WHAT IS NEEDED: Copy exactly the lines that run from the top of the listing to the line containing "slice_colors = [RED, GREY]", both ends included, and omit the pictures.

Figure scripts:
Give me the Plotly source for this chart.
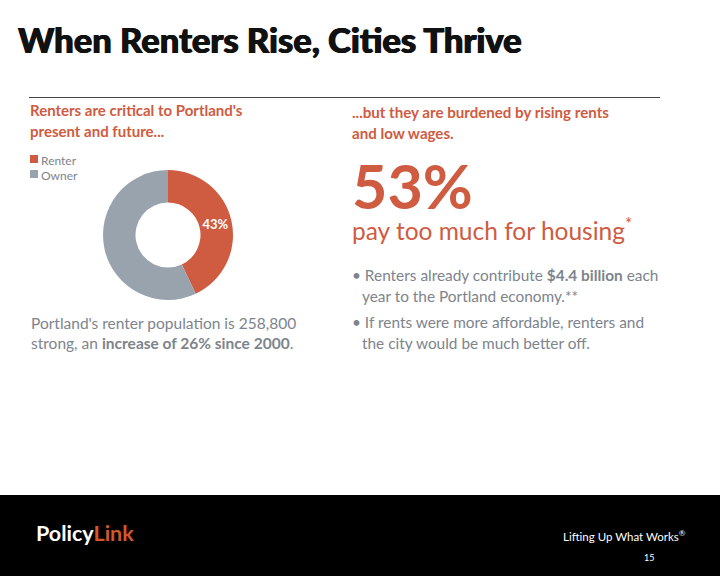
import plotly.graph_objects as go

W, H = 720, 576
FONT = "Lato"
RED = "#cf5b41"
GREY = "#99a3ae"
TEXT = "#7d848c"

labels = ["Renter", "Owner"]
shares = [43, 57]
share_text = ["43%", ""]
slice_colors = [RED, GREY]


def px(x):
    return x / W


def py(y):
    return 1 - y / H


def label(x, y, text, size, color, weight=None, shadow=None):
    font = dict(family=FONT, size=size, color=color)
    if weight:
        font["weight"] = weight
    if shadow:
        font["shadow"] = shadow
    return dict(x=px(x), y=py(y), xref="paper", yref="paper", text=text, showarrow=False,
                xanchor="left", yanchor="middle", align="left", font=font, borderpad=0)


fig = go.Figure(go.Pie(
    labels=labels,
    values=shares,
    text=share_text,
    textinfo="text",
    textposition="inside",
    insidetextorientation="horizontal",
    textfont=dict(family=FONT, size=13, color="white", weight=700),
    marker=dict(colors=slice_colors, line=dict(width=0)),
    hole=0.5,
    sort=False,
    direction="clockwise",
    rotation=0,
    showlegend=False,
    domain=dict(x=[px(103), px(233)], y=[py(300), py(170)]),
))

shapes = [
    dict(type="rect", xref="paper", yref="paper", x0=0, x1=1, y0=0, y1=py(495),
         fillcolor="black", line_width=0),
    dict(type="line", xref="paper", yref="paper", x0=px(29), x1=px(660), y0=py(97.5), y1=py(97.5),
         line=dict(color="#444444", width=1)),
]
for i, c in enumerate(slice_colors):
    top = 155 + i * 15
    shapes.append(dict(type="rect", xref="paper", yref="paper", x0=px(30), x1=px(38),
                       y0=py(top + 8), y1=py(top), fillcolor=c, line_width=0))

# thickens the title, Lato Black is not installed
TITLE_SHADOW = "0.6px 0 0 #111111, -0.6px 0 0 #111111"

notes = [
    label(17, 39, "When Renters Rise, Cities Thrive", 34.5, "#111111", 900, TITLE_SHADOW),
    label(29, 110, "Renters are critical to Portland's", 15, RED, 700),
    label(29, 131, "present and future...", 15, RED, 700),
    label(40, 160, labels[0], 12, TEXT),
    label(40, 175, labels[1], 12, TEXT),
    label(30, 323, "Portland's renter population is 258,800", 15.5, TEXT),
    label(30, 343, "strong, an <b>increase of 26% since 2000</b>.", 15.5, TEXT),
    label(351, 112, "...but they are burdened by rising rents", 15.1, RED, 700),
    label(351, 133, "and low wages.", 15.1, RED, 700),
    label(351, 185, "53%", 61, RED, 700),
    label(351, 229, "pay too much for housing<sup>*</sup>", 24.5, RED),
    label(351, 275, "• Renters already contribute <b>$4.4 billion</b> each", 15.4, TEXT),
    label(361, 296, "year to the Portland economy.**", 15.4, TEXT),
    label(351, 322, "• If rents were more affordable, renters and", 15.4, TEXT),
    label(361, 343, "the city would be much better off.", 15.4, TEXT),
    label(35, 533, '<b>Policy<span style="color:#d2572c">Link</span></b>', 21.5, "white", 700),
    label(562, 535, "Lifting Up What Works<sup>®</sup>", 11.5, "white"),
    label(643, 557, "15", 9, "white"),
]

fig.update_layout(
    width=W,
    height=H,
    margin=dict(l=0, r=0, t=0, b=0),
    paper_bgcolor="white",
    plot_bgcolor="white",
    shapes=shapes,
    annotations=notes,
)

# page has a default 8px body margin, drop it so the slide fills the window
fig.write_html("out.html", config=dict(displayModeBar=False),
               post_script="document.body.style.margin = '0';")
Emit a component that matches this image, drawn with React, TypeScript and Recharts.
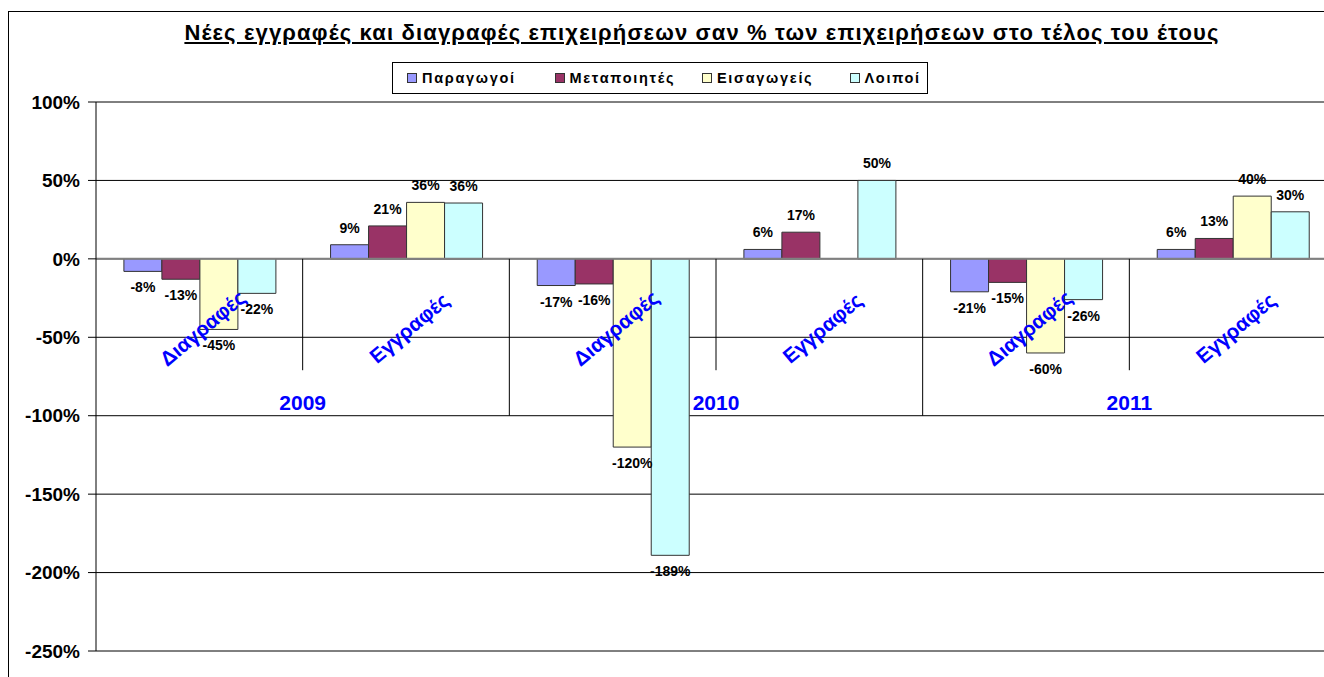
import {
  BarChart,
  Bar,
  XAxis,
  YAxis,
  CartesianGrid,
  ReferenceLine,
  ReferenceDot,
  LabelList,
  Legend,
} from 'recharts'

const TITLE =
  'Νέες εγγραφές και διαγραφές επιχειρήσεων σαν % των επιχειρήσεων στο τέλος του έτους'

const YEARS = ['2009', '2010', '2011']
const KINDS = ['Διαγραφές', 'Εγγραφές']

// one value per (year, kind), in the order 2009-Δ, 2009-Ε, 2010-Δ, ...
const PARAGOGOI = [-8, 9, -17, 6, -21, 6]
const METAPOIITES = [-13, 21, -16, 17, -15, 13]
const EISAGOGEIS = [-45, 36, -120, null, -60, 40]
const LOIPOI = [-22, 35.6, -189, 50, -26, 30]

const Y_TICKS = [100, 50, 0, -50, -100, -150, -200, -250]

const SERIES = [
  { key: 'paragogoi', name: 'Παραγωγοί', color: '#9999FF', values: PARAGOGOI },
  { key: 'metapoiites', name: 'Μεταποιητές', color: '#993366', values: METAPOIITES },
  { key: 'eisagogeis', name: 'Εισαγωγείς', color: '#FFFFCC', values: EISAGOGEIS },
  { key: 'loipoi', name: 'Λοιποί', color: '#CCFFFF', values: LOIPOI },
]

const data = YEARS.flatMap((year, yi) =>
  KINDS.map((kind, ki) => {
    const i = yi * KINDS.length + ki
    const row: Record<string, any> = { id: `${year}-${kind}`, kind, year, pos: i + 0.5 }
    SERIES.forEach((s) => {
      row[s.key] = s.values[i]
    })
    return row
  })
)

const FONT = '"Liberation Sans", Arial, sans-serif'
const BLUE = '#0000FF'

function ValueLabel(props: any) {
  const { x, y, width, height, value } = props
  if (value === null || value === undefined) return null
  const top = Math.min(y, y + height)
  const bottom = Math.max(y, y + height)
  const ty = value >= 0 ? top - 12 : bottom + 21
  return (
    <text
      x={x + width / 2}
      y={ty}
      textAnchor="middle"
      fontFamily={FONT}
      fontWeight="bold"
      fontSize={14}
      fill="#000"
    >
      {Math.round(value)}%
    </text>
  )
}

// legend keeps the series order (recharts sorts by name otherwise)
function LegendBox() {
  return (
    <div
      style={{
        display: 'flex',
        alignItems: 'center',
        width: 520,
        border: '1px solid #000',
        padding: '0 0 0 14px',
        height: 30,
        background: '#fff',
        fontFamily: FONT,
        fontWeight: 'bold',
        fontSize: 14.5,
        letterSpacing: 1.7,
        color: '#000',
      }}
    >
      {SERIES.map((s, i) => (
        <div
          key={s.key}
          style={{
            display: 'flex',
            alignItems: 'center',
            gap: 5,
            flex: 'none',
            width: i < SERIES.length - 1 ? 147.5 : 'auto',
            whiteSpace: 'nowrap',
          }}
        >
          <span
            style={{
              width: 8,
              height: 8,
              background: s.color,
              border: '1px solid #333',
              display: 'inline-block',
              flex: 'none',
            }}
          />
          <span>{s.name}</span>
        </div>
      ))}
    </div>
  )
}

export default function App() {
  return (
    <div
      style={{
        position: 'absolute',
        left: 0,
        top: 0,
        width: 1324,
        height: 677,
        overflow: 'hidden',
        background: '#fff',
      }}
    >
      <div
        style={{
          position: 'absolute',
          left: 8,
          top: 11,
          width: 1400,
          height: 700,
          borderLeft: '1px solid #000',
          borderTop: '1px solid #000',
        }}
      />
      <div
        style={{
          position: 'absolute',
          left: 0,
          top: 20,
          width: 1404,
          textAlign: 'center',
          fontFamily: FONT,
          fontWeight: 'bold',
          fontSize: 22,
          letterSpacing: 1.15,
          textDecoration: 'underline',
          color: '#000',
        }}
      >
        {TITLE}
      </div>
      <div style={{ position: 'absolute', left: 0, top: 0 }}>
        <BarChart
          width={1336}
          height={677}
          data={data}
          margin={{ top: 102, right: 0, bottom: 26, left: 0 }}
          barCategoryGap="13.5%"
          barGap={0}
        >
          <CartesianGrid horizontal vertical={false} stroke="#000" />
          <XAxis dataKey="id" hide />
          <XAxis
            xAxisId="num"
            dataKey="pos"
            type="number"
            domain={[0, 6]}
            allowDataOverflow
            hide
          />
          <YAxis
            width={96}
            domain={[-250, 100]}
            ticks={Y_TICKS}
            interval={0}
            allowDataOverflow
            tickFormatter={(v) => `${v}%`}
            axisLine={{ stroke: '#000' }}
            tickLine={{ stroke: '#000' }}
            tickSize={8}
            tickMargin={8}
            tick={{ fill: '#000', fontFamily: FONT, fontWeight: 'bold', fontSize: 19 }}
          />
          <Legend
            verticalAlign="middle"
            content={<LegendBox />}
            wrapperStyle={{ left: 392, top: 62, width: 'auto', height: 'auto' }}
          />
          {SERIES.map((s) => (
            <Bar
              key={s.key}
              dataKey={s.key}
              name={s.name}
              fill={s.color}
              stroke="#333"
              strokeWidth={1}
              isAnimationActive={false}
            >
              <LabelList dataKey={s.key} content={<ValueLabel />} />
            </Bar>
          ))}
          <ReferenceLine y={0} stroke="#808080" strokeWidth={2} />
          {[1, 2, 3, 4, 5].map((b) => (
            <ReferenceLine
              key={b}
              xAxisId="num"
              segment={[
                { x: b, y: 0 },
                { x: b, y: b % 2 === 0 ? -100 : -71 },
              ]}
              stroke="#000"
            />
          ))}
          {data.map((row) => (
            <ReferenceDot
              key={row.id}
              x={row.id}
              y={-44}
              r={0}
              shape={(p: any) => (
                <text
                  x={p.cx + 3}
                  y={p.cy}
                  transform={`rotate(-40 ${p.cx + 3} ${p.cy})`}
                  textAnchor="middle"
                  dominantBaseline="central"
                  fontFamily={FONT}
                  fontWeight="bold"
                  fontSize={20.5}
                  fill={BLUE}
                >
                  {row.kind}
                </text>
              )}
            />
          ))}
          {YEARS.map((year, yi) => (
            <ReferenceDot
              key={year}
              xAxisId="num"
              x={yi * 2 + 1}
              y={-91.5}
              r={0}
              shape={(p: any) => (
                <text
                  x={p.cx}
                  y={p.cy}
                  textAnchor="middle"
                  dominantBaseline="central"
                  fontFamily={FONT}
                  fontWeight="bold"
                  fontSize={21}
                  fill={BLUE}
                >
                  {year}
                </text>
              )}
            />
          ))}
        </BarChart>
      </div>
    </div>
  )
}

ANSWER FOR THE TASK:
Give me the Plotly source for this chart.
import plotly.graph_objects as go

W, H = 720, 576
FONT = "Lato"
RED = "#cf5b41"
GREY = "#99a3ae"
TEXT = "#7d848c"

labels = ["Renter", "Owner"]
shares = [43, 57]
share_text = ["43%", ""]
slice_colors = [RED, GREY]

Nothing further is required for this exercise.